Financial advisors report these frequent errors:
- Timing missteps: Exchanging during high surrender charge periods or just before vesting in valuable features
- Product mismatches: Choosing a new annuity that doesn’t align with changed financial goals
- Tax misconceptions: Assuming all exchanges are tax-free (only like-kind exchanges qualify)
- Fee blindness: Focusing only on surrender charges while ignoring higher ongoing fees in the new contract
- Liquidity oversights: Not considering how exchange affects access to funds for emergencies
- Beneficiary errors: Failing to update beneficiary designations during the transfer
- Documentation gaps: Not getting written confirmation that the transfer qualifies as a 1035 exchange
The National Association of Insurance Commissioners recommends consulting with both your current and prospective insurers to avoid these pitfalls.
How do I compare the income riders between my current and new annuity?

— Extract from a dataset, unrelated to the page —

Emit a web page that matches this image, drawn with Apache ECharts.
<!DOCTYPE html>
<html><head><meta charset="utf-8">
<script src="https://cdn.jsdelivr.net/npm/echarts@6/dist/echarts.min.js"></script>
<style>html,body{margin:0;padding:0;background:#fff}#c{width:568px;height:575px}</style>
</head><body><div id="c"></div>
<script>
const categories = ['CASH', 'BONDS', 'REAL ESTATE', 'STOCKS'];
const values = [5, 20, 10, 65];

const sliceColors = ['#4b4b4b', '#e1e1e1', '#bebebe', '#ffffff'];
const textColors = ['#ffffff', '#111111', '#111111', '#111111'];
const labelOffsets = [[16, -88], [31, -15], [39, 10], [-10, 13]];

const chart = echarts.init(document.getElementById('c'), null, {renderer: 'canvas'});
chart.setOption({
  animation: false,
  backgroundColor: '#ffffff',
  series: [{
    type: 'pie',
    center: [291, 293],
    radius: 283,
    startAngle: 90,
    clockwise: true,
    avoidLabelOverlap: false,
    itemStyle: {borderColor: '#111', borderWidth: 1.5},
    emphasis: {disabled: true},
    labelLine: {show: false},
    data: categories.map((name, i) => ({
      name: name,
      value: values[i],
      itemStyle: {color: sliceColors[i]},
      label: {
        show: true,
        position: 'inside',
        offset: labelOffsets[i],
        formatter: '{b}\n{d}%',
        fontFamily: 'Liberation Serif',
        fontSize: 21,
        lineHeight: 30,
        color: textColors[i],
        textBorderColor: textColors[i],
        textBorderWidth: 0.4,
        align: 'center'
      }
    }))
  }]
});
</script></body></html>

Income riders (like GLWBs) require careful comparison. Use this checklist:
| Feature | Current Annuity | New Annuity | Which is Better? |
|---|---|---|---|
| Roll-up rate (pre-income) | 6% | 7% | New |
| Payout percentage | 4.5% | 5% | New |
| Fee structure | 0.95% | 1.10% | Current |
| Spousal continuation | Yes | Yes | Tie |
| Inflation adjustment | None | 3% simple | New |
| Waiting period | 10 years | 5 years | New |
Calculate the “net payout advantage” by:
- Projecting income streams from both riders
- Subtracting all associated fees
- Applying your personal tax rate to payments
- Comparing present values using a 4-5% discount rate
What are the alternatives to a 1035 exchange if I need more flexibility?
If a 1035 exchange doesn’t meet your needs, consider these alternatives:
- Annuity Laddering: Purchase multiple annuities with different start dates to create income flexibility while maintaining tax deferral
- Systematic Withdrawals: Take scheduled withdrawals from your current annuity (up to 10% annually typically avoids surrender charges)
- Hybrid Approach: Do a partial 1035 exchange while keeping some funds in the original annuity for liquidity
- Qualified Longevity Annuity Contract (QLAC): Use IRA funds to purchase a deferred income annuity that starts payments at age 80-85
- Taxable Investment Account: Forgo annuities entirely in favor of a diversified portfolio (but lose tax deferral)
- Roth Conversion: Pay taxes now to convert to a Roth IRA for tax-free future withdrawals (best in low-income years)
Each alternative has different tax implications and risk profiles. The DOL’s retirement savings guide provides detailed comparisons.
How does inflation protection work with exchanged annuities?
Inflation protection in annuities exchanged via 1035 follows these patterns:
- COLA Riders: Cost-of-living adjustments typically add 1-3% annually to payouts, but reduce initial payments by 20-30%
- Inflation-Linked Annuities: Payments tied to CPI (Consumer Price Index) offer true inflation hedging but are rare
- Step-Up Provisions: Some annuities increase the income base by a fixed percentage (e.g., 5%) every 3-5 years
- Hybrid Approaches: Combine fixed annuities with inflation-protected securities in the accumulation phase
When comparing inflation protection:
- Calculate the “break-even” inflation rate where the rider becomes worthwhile
- Consider your personal inflation sensitivity (healthcare costs often inflate faster than CPI)
- Model how inflation protection affects legacy values for beneficiaries
- Compare the rider cost (typically 0.5-1.5% annually) to the expected benefit
Example: A 2% COLA rider might reduce your initial $2,000 monthly payment to $1,600, but after 20 years with 3% inflation, it would pay $2,700 vs $2,000 without the rider.